**Given instruction**
Pictures stay out of this copy, which runs from the first line of the material through the line containing "171900, 141600, 118000];".

**Data records**
-- Start --

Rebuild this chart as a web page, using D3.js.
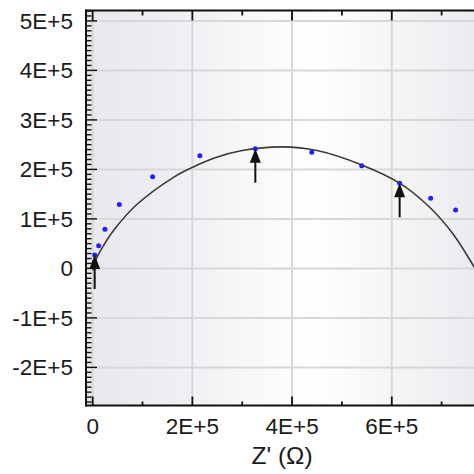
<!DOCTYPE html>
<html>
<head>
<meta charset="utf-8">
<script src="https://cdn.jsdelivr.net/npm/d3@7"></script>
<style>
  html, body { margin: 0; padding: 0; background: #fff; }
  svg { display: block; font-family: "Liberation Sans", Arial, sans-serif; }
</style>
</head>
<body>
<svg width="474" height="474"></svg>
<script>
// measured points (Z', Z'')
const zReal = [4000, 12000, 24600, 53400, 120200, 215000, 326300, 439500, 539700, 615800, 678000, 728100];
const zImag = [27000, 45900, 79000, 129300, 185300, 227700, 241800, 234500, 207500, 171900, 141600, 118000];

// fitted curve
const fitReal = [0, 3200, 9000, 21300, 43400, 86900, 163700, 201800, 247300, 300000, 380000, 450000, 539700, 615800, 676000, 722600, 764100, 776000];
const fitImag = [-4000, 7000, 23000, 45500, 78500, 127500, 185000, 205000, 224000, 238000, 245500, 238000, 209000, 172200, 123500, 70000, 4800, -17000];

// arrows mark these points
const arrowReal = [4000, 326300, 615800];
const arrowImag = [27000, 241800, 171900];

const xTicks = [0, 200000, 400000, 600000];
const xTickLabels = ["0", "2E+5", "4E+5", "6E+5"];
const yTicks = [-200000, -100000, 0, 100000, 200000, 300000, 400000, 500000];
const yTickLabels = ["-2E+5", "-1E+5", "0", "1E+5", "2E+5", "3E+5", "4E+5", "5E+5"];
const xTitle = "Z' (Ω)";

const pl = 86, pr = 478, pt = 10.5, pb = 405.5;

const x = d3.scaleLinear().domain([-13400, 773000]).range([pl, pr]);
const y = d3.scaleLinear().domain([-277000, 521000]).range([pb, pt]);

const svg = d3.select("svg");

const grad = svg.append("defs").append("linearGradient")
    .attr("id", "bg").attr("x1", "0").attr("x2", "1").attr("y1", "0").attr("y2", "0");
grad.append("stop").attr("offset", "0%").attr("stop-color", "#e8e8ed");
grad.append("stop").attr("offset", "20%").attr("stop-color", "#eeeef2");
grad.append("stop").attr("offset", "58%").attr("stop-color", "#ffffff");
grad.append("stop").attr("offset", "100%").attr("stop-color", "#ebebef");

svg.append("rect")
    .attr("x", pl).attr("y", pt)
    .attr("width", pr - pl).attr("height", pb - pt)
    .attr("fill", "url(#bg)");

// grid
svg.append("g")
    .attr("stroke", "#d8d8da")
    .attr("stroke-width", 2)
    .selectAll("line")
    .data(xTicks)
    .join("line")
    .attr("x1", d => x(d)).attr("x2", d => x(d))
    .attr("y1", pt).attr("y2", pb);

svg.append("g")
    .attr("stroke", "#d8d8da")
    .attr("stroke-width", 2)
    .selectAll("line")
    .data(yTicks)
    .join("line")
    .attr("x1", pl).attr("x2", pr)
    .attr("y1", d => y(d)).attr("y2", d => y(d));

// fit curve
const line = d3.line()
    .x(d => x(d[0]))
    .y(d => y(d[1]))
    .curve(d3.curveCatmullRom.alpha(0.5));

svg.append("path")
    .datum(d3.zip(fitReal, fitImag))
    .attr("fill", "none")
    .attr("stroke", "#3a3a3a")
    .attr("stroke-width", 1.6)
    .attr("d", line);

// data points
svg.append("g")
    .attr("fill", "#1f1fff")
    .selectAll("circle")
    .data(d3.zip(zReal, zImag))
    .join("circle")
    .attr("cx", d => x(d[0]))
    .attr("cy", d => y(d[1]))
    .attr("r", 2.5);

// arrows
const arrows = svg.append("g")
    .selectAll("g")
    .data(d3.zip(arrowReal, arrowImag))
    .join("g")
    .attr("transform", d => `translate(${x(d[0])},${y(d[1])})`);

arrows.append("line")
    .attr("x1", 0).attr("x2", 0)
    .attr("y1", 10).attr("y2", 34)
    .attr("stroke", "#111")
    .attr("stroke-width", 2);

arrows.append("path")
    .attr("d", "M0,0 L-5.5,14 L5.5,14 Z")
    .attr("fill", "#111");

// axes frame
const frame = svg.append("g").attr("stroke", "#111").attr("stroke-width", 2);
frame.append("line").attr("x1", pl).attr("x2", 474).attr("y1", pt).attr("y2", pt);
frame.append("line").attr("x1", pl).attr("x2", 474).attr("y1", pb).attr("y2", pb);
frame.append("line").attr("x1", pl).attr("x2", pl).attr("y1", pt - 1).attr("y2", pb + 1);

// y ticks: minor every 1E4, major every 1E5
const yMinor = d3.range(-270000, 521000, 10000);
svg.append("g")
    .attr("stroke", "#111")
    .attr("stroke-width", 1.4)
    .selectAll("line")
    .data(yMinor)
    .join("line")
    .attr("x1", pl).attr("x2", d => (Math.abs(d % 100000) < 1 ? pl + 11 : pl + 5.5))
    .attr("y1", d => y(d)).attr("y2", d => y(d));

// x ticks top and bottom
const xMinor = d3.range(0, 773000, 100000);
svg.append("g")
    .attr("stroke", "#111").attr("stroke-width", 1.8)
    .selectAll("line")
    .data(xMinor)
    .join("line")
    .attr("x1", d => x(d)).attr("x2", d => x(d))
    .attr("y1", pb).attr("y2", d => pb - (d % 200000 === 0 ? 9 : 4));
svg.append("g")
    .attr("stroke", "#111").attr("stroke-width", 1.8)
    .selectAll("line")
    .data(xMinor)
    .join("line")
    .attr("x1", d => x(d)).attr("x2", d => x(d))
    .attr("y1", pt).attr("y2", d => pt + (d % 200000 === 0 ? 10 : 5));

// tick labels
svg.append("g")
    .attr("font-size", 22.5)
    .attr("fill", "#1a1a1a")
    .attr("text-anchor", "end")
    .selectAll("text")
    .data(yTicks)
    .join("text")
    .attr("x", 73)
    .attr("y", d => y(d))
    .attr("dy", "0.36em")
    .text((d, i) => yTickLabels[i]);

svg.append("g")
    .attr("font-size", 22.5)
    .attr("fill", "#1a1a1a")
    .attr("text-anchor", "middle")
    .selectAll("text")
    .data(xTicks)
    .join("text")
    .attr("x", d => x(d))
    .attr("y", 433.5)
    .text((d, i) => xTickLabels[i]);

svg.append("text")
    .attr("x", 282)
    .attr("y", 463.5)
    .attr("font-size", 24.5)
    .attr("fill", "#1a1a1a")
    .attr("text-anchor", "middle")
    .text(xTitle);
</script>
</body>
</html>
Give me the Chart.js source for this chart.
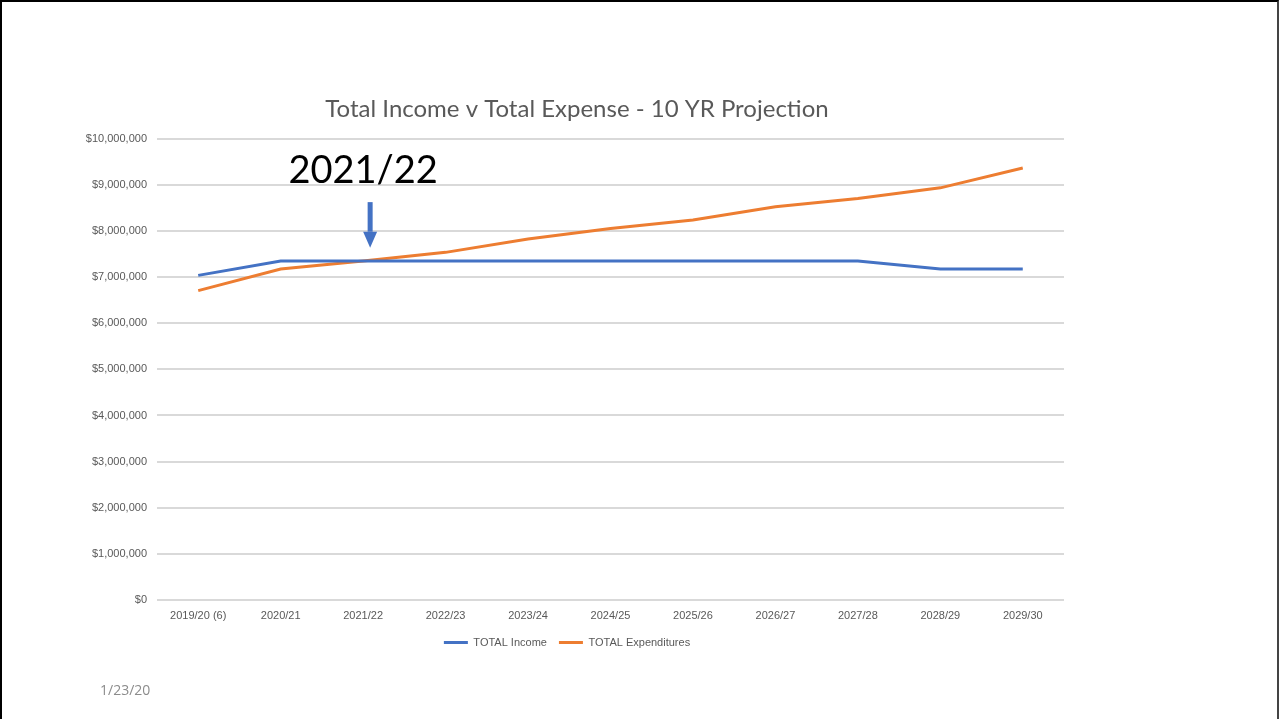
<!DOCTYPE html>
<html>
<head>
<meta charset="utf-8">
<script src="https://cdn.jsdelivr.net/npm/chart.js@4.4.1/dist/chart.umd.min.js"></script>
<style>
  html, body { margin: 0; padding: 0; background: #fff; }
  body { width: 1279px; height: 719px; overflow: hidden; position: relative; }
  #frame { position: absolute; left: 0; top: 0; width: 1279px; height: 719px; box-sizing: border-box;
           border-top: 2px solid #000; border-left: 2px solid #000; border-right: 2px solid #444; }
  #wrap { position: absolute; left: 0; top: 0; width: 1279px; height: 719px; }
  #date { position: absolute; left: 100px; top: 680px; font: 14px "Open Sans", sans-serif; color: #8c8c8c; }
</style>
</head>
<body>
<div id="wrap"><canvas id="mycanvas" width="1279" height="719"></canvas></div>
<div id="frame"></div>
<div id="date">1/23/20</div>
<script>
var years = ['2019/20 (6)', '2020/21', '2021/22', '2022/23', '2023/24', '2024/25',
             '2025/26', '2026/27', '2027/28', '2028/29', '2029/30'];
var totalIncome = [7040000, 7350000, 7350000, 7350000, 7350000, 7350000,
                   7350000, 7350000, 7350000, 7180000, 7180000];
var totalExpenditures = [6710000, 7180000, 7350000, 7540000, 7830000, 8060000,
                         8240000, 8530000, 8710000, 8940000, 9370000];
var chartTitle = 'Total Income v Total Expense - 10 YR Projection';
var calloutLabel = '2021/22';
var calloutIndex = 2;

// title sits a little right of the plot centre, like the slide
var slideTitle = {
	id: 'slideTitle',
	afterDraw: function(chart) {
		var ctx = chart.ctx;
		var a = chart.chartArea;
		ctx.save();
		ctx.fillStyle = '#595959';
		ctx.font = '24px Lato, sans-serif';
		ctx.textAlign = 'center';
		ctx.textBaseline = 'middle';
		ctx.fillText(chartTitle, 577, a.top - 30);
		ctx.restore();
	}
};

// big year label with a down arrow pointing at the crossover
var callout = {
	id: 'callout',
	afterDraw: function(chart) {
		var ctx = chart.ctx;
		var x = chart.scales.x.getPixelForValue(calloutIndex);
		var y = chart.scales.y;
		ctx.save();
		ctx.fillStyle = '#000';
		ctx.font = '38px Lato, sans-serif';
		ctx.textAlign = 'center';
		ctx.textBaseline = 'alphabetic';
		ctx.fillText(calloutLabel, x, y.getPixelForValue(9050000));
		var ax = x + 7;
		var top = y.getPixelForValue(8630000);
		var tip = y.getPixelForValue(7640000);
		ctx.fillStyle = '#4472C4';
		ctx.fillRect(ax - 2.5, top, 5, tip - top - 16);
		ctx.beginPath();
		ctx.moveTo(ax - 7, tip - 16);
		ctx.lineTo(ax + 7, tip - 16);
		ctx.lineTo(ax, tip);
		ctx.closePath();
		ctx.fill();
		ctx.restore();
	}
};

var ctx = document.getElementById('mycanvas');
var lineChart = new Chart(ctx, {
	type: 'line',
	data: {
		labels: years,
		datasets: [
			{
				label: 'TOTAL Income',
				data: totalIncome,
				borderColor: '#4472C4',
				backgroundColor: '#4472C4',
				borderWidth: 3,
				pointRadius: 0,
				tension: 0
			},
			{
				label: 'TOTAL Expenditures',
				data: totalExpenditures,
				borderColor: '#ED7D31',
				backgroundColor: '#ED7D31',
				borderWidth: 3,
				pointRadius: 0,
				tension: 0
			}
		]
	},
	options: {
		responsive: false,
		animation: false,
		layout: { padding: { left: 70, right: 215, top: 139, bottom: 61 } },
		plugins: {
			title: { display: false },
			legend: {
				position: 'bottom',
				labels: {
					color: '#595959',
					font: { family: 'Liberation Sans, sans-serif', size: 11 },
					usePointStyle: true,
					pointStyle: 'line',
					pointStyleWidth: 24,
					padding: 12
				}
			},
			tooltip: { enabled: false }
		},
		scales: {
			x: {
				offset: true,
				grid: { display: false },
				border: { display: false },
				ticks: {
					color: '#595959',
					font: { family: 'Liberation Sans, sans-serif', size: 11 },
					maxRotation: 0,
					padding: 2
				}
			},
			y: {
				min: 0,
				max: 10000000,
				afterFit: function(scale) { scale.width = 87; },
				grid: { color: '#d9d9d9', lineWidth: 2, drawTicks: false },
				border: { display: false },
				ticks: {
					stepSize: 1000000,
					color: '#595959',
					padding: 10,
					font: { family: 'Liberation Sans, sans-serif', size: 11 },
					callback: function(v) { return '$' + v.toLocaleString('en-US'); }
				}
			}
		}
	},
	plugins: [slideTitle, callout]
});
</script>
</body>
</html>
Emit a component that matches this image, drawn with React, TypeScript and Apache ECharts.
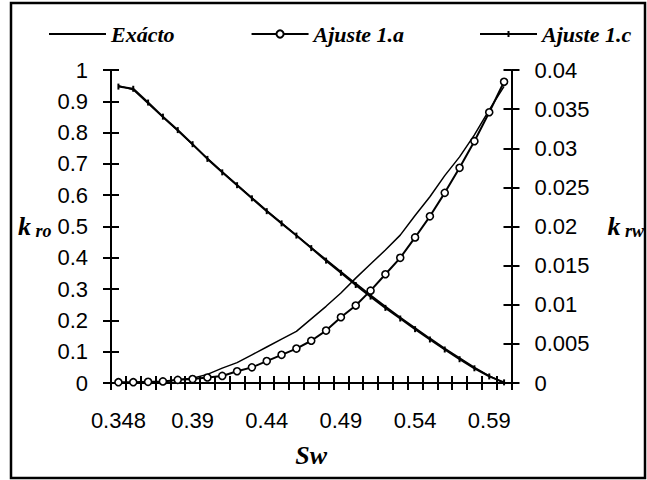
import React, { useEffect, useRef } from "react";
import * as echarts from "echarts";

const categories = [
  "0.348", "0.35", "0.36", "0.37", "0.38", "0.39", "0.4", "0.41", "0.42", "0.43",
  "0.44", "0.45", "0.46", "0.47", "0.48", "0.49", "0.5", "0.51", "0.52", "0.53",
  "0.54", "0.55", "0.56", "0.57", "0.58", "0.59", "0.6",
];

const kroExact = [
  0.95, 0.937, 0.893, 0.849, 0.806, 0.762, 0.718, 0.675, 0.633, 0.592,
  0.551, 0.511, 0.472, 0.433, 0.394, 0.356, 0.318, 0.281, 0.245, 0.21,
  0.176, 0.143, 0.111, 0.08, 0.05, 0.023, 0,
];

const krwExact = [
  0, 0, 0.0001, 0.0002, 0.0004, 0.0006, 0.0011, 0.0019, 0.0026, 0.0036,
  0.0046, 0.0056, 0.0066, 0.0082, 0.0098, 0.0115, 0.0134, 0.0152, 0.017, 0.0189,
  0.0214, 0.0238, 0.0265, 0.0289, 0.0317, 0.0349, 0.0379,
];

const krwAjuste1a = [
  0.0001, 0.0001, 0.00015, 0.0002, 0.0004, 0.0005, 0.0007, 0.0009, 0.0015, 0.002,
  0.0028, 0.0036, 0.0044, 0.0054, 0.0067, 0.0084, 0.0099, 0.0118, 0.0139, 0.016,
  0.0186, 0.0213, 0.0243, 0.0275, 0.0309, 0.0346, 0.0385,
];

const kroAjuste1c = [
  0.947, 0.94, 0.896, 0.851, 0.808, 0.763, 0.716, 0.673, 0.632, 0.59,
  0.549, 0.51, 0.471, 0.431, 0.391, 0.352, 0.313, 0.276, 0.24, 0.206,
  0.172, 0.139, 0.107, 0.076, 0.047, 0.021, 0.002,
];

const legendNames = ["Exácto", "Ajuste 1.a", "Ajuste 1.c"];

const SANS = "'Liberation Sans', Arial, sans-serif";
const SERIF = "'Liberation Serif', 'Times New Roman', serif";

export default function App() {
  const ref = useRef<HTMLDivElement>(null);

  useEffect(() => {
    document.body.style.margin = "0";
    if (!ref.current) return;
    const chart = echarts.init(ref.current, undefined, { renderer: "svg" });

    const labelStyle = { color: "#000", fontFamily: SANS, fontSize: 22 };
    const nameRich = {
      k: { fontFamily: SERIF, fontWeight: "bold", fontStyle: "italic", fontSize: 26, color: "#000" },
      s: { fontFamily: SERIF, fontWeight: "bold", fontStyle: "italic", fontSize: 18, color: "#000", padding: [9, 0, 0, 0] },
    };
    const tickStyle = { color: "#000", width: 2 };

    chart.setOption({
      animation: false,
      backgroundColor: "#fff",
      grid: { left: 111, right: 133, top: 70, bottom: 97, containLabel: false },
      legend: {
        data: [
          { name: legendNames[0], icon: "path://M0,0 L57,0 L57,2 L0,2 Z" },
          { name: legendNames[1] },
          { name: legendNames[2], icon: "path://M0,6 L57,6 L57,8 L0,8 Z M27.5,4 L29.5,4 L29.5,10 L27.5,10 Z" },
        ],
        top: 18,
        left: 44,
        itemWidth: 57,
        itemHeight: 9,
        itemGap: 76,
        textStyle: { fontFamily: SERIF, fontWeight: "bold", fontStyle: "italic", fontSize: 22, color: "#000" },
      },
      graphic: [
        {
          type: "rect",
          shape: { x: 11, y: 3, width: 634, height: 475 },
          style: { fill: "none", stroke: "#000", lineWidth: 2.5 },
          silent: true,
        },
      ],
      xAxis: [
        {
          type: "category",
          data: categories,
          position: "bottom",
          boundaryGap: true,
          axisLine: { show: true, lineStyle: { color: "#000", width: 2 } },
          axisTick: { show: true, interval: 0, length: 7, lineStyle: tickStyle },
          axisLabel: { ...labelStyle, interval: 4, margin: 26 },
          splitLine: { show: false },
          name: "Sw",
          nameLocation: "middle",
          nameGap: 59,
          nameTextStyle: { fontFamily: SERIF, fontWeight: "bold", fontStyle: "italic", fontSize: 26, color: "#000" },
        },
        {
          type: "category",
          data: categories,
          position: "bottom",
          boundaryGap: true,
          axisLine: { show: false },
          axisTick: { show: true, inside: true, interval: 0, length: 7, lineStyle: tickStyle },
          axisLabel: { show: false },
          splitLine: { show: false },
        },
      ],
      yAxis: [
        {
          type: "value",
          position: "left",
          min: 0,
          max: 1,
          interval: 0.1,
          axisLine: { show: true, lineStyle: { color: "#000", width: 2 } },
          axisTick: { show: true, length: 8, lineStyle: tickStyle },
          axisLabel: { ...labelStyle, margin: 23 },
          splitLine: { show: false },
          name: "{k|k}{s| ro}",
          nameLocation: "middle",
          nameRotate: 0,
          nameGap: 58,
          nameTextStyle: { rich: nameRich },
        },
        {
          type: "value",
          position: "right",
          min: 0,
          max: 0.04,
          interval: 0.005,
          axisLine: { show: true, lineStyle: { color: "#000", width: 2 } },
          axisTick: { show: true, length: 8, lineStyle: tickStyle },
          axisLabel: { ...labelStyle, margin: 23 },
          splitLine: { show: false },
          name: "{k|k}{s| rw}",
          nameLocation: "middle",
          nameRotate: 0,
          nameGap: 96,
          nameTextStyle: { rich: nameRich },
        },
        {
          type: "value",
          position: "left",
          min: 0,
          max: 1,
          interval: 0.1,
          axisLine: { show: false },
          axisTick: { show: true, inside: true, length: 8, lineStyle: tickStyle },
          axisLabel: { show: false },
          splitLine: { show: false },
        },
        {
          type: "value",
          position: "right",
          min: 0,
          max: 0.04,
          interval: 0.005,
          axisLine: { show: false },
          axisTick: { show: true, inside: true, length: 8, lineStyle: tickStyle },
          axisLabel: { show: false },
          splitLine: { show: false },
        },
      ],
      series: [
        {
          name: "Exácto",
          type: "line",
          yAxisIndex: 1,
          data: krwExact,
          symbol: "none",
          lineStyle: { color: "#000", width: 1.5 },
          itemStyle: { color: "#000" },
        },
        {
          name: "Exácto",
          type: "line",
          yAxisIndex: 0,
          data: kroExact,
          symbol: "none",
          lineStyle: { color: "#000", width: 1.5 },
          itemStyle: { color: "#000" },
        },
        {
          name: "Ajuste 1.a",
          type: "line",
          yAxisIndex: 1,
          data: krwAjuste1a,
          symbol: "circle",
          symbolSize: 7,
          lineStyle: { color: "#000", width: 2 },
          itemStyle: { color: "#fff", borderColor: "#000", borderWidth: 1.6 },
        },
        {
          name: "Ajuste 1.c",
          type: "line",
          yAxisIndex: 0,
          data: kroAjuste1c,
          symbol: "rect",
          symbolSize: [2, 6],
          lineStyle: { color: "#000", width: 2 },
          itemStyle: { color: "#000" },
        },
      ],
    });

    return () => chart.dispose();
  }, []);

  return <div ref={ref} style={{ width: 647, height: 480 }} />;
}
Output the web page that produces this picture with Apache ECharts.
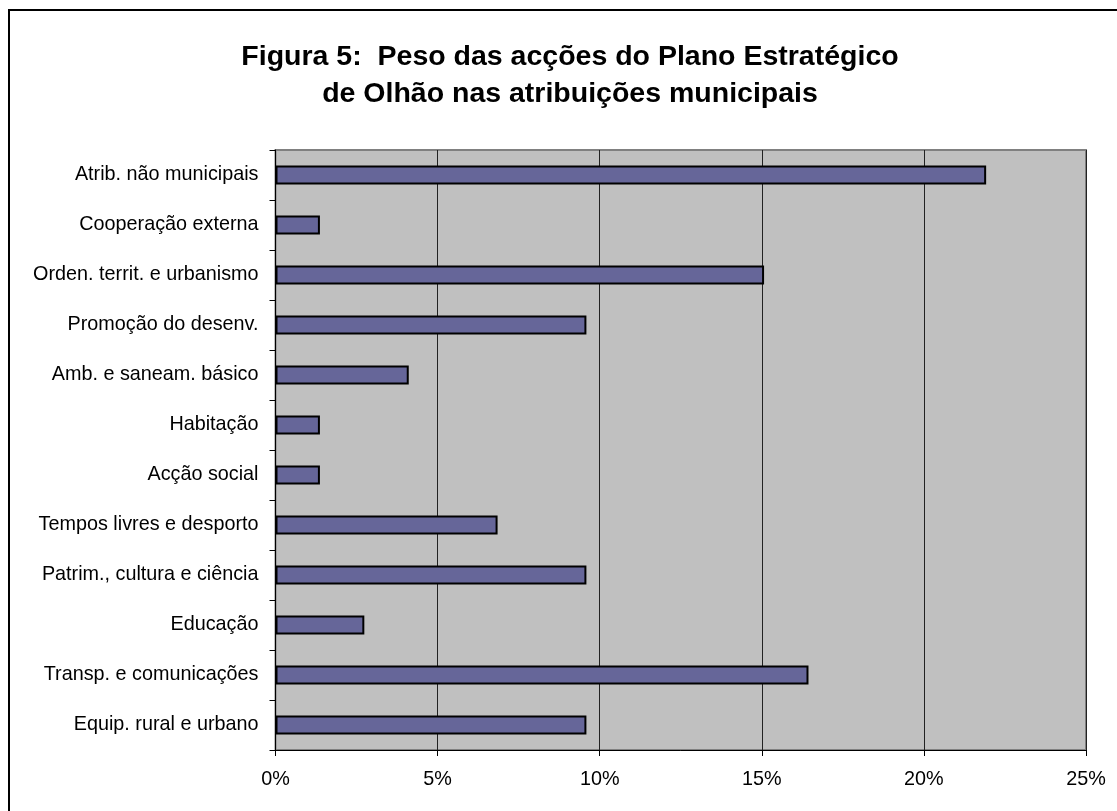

-- End --

**Written solution**
Rebuild this chart as a web page, using D3.js.
<!DOCTYPE html>
<html>
<head>
<meta charset="utf-8">
<script src="https://cdn.jsdelivr.net/npm/d3@7"></script>
<style>
  html, body { margin: 0; padding: 0; background: #fff; }
  svg { display: block; font-family: "Liberation Sans", Arial, sans-serif; }
</style>
</head>
<body>
<svg width="474" height="474"></svg>
<script>
// measured points (Z', Z'')
const zReal = [4000, 12000, 24600, 53400, 120200, 215000, 326300, 439500, 539700, 615800, 678000, 728100];
const zImag = [27000, 45900, 79000, 129300, 185300, 227700, 241800, 234500, 207500, 171900, 141600, 118000];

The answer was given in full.